The genus has a cosmopolitan distribution, but with richer species diversity in tropical regions. Phallus mushrooms are found amongst leaf litter in damp woodland with the rhizomorphs attached to buried wood.

==In culture==
The Yoruba people of Nigeria call stinkhorn mushrooms Akufodewa, a combination of the words ku (die), fun (for), ode (hunter), and a (search). The Yoruban name reflects the belief that hunters, smelling the glebal odor in the forest, may mistake the smell for a dead animal and search for it.
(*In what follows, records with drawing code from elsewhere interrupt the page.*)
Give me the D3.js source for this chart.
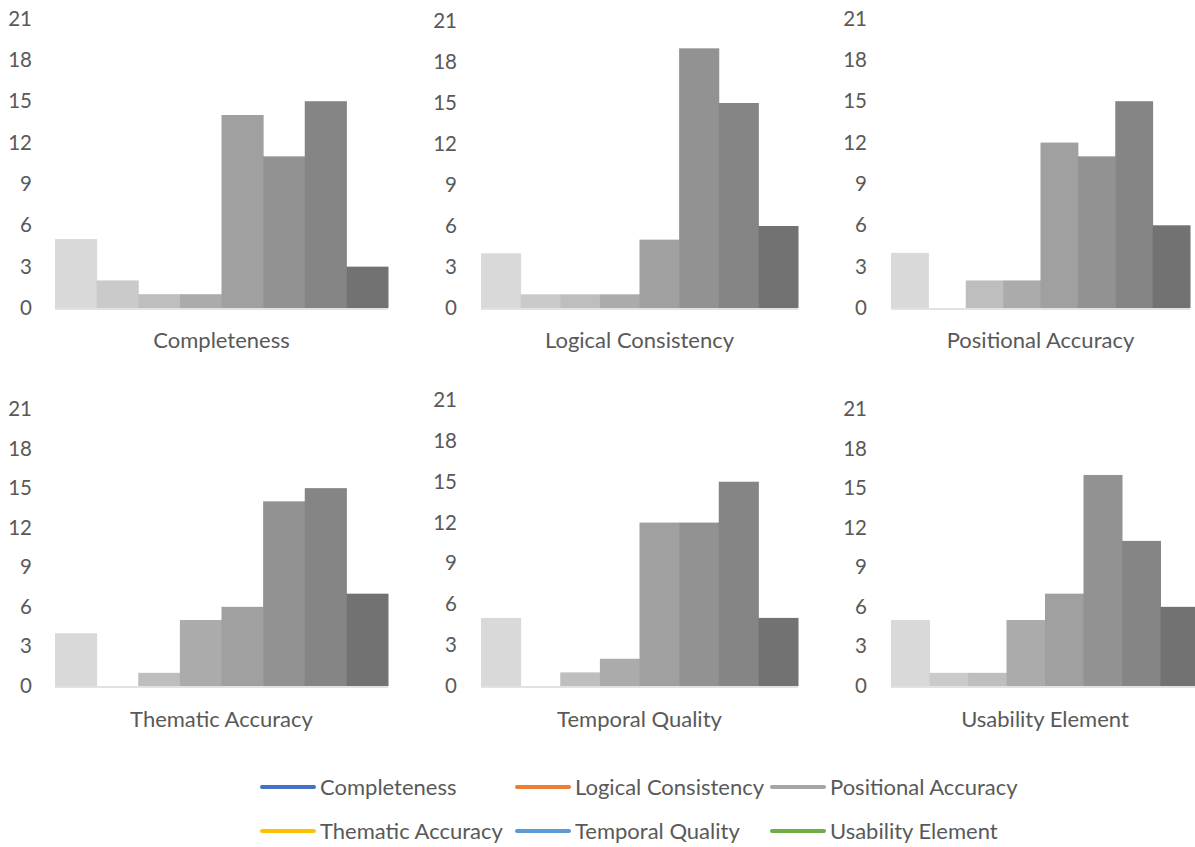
<!DOCTYPE html>
<html>
<head>
<meta charset="utf-8">
<script src="https://cdn.jsdelivr.net/npm/d3@7/dist/d3.min.js"></script>
<style>
  html, body { margin: 0; padding: 0; background: #ffffff; }
  svg { display: block; }
  text { font-family: "Lato", "Open Sans", sans-serif; fill: #595959; }
</style>
</head>
<body>
<svg id="chart" width="1195" height="847"></svg>
<script>
// Six quality elements, each with a count per response bin (8 bins)
const elements = ["Completeness", "Logical Consistency", "Positional Accuracy",
                  "Thematic Accuracy", "Temporal Quality", "Usability Element"];
const bins = ["b1", "b2", "b3", "b4", "b5", "b6", "b7", "b8"];

const completeness       = [5, 2, 1, 1, 14, 11, 15, 3];
const logicalConsistency = [4, 1, 1, 1, 5, 19, 15, 6];
const positionalAccuracy = [4, 0, 2, 2, 12, 11, 15, 6];
const thematicAccuracy   = [4, 0, 1, 5, 6, 14, 15, 7];
const temporalQuality    = [5, 0, 1, 2, 12, 12, 15, 5];
const usabilityElement   = [5, 1, 1, 5, 7, 16, 11, 6];

const yTicks = [0, 3, 6, 9, 12, 15, 18, 21];
const legendColors = ["#4472C4", "#ED7D31", "#A5A5A5", "#FFC000", "#5B9BD5", "#70AD47"];

const seriesValues = [completeness, logicalConsistency, positionalAccuracy,
                      thematicAccuracy, temporalQuality, usabilityElement];

// Grey ramp for the eight bins
const binColor = d3.scaleOrdinal()
  .domain(bins)
  .range(["#d9d9d9", "#cacaca", "#bebebe", "#ababab", "#a0a0a0", "#929292", "#858585", "#727272"]);

// Plot frames for the 3 x 2 grid: label edge, bar span, value-axis span
const frames = [
  { label: 32,  x0: 55,  x1: 388,  top: 18.5, base: 308, titleY: 340 },
  { label: 457, x0: 481, x1: 798,  top: 21,   base: 308, titleY: 340 },
  { label: 867, x0: 891, x1: 1190, top: 18.5, base: 308, titleY: 340 },
  { label: 32,  x0: 55,  x1: 388,  top: 409,  base: 686, titleY: 719 },
  { label: 457, x0: 481, x1: 798,  top: 400,  base: 686, titleY: 719 },
  { label: 867, x0: 891, x1: 1199, top: 409,  base: 686, titleY: 719 }
];

const svg = d3.select("#chart");
const TICK_FONT = 20.5;
const LABEL_FONT = 22;

elements.forEach((name, i) => {
  const f = frames[i];
  const values = seriesValues[i];
  const g = svg.append("g");

  const x = d3.scaleBand().domain(bins).range([f.x0, f.x1]).padding(0);
  const y = d3.scaleLinear().domain([0, 21]).range([f.base, f.top]);

  g.selectAll("rect.bar")
    .data(bins.map((b, k) => ({ bin: b, value: values[k] })))
    .join("rect")
    .attr("class", "bar")
    .attr("x", d => x(d.bin))
    .attr("width", x.bandwidth() + 0.5)
    .attr("y", d => y(d.value))
    .attr("height", d => y(0) - y(d.value))
    .attr("fill", d => binColor(d.bin));

  // category axis line
  g.append("line")
    .attr("x1", f.x0).attr("x2", f.x1)
    .attr("y1", y(0) + 1).attr("y2", y(0) + 1)
    .attr("stroke", "#d9d9d9").attr("stroke-width", 1.5);

  // value axis labels
  const ax = g.append("g")
    .attr("transform", `translate(${f.label},0)`)
    .call(d3.axisLeft(y).tickValues(yTicks).tickSize(0).tickPadding(0));
  ax.select(".domain").remove();
  ax.selectAll("text")
    .attr("font-size", TICK_FONT)
    .attr("font-family", null)
    .attr("fill", "#595959");

  g.append("text")
    .attr("x", (f.x0 + f.x1) / 2)
    .attr("y", f.titleY)
    .attr("dy", "0.35em")
    .attr("text-anchor", "middle")
    .attr("font-size", LABEL_FONT)
    .text(name);
});

// Legend: two rows of three line swatches
const legendX = [260, 515, 770];
const legendY = [787, 831];
const legend = svg.append("g");
elements.forEach((name, i) => {
  const lx = legendX[i % 3];
  const ly = legendY[Math.floor(i / 3)];
  legend.append("line")
    .attr("x1", lx + 2).attr("x2", lx + 54)
    .attr("y1", ly).attr("y2", ly)
    .attr("stroke", legendColors[i])
    .attr("stroke-width", 4)
    .attr("stroke-linecap", "round");
  legend.append("text")
    .attr("x", lx + 60)
    .attr("y", ly)
    .attr("dy", "0.35em")
    .attr("font-size", LABEL_FONT)
    .text(name);
});
</script>
</body>
</html>
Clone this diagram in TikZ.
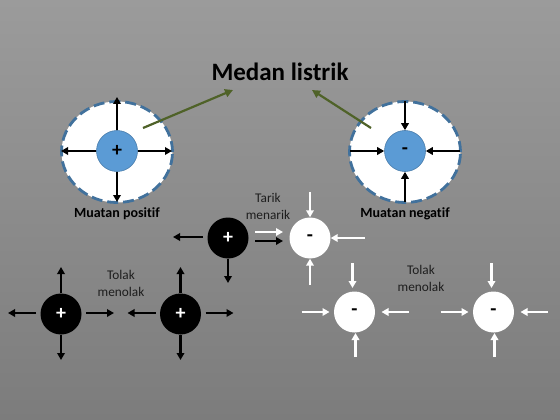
\documentclass[tikz,border=0pt]{standalone}
\usepackage{fontspec}
\setmainfont[Ligatures={NoCommon}]{Carlito}
\usetikzlibrary{arrows.meta,shapes.geometric}
\definecolor{bgtop}{RGB}{155,155,155}
\definecolor{bgbot}{RGB}{124,124,124}
\definecolor{fieldblue}{RGB}{91,155,213}
\definecolor{dashblue}{RGB}{65,113,156}
\definecolor{olive}{RGB}{79,98,40}
\definecolor{txtgray}{RGB}{30,30,30}
\tikzset{
  arrB/.style={black,line width=2.2pt,-{Triangle[length=7pt,width=7.5pt]}},
  arrW/.style={white,line width=2.2pt,-{Triangle[length=7pt,width=7.5pt]}},
  arrG/.style={olive,line width=2.2pt,-{Triangle[length=8pt,width=8pt]}},
  outer/.style={ellipse,draw=dashblue,fill=white,line width=2.8pt,dash pattern=on 11pt off 5pt,minimum width=111pt,minimum height=101pt,inner sep=0pt},
  inner/.style={circle,fill=fieldblue,draw=fieldblue!80!black,line width=0.6pt,minimum size=41pt,inner sep=0pt,font=\bfseries\fontsize{20}{20}\selectfont},
  blackq/.style={circle,fill=black,minimum size=41pt,inner sep=0pt,text=white,font=\bfseries\fontsize{20}{20}\selectfont},
  whiteq/.style={circle,fill=white,minimum size=41pt,inner sep=0pt,text=black,font=\bfseries\fontsize{20}{20}\selectfont},
  lbl/.style={font=\bfseries\fontsize{14}{16}\selectfont,text=black},
  small/.style={font=\fontsize{13.3}{17}\selectfont,text=txtgray,align=center}
}
\begin{document}
\begin{tikzpicture}[x=1pt,y=-1pt]
\useasboundingbox (0,0) rectangle (560,420);
\shade[top color=bgtop,bottom color=bgbot] (0,0) rectangle (560,420);
% title
\node[font=\bfseries\fontsize{25}{27}\selectfont] (title) at (280,72) {Medan listrik};
\coordinate (tl) at (233,90);
\coordinate (tr) at (312,90);
% positive field
\node[outer] (o1) at (117,152) {};
\node[inner] (c1) at (117,151) {+};
\draw[arrB] (c1.north) -- (117,97);
\draw[arrB] (c1.south) -- (117,202);
\draw[arrB] (c1.west) -- (61,151);
\draw[arrB] (c1.east) -- (172,151);
\node[lbl] (l1) at (117,214) {Muatan posit\kern0pt if};
% negative field
\node[outer] (o2) at (405,152) {};
\node[inner] (c2) at (405,151) {-};
\draw[arrB] (405,101) -- (c2.north);
\draw[arrB] (405,202) -- (c2.south);
\draw[arrB] (350,151) -- (c2.west);
\draw[arrB] (460,151) -- (c2.east);
\node[lbl] (l2) at (405,214) {Muatan negat\kern0pt if};
% green pointers
\draw[arrG] (143,128) -- (tl);
\draw[arrG] (371,128) -- (tr);
% attraction
\node[blackq] (m1) at (228,238) {+};
\node[whiteq] (n1) at (310,238) {-};
\node[small] (tk) at (268,206) {Tarik\\menarik};
\draw[arrB] (203,237) -- (173,237);
\draw[arrB] (m1.south) -- (228,283);
\draw[arrW] (255,232) -- (283,232);
\draw[arrB] (255,241) -- (283,241);
\draw[arrW] (310,192) -- (n1.north);
\draw[arrW] (365,238) -- (n1.east);
\draw[arrW] (310,285) -- (n1.south);
% repulsion positive
\node[blackq] (p2) at (61,314) {+};
\node[blackq] (p3) at (180.5,314) {+};
\node[small] (tl1) at (121,283) {Tolak\\menolak};
\foreach \p/\x in {p2/61,p3/180.5}{
  \draw[arrB] (\p.north) -- (\x,267);
  \draw[arrB] (\p.south) -- (\x,360);
  \draw[arrB] (\x-25,313) -- (\x-53,313);
  \draw[arrB] (\x+25,313) -- (\x+53,313);
}
% repulsion negative
\node[whiteq] (n2) at (354.5,312) {-};
\node[whiteq] (n3) at (493.5,312) {-};
\node[small] (tl2) at (421,278) {Tolak\\menolak};
\foreach \p/\x in {n2/354.5,n3/493.5}{
  \draw[arrW] (\x-2,263) -- (\x-2,288);
  \draw[arrW] (\x+1,357) -- (\x+1,333);
  \draw[arrW] (\x-53,312) -- (\x-25,312);
  \draw[arrW] (\x+54,312) -- (\x+27,312);
}
\end{tikzpicture}
\end{document}
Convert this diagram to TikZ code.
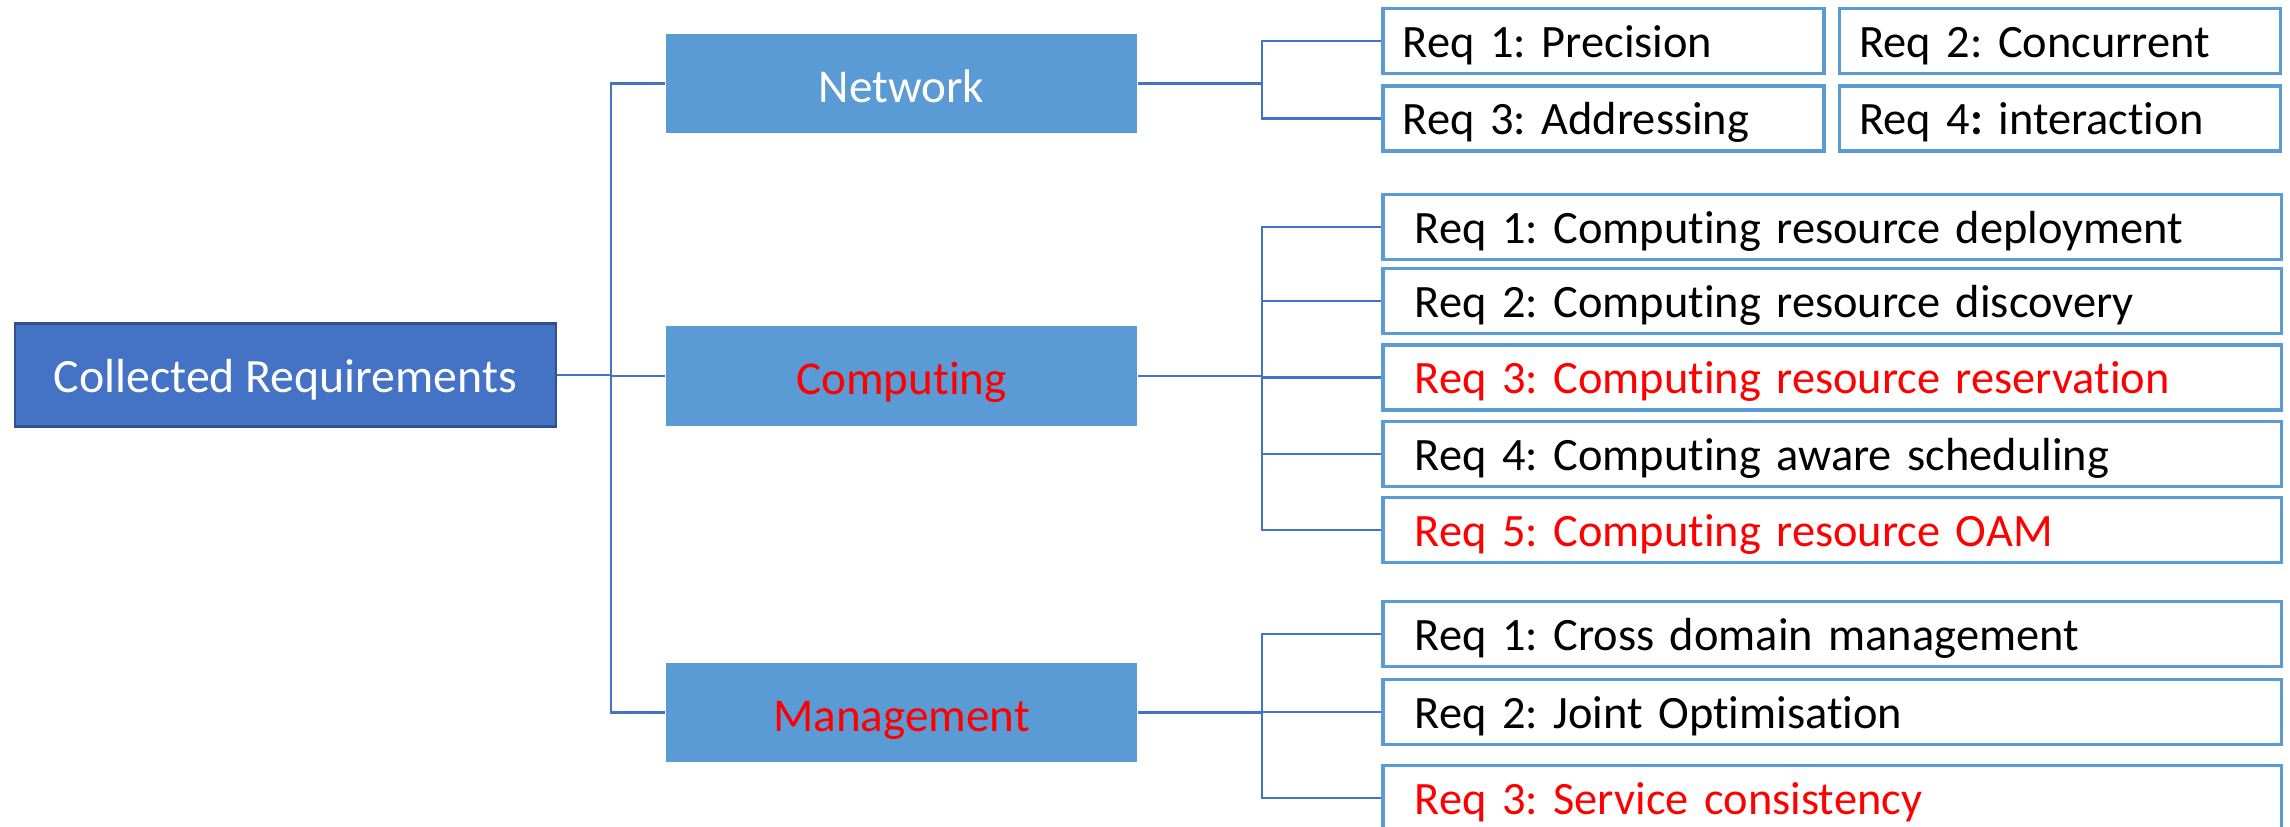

Phallus mushrooms are also used by the Yoruba to prepare a charm known as Egbe, which reputedly "has the power of making one invisible in the face of danger." Stinkhorns are also used by the Urhobo and Ibibio people of southeastern Nigeria to prepare "harmful charms". They associate the fungus with the millipede, as is reflected in their names for the mushrooms: the Urhobo call it Uwovwi-rerivwi, from the Urhobo Uwivwi (house), re (of), rivwe (millipede); the Ibido name is Efoketim, from the Ibidio efok (house) and etim (millipede). The Ụkwụànì of Asaba, who associate the stinkhorns with death because of their smell, use the fungus to prepare "harmful charms and charms which confer immunity against evil attacks." They call the mushrooms Oga-egungun, from the Ụkwụànì oga (net or fence) and egungun (dead person).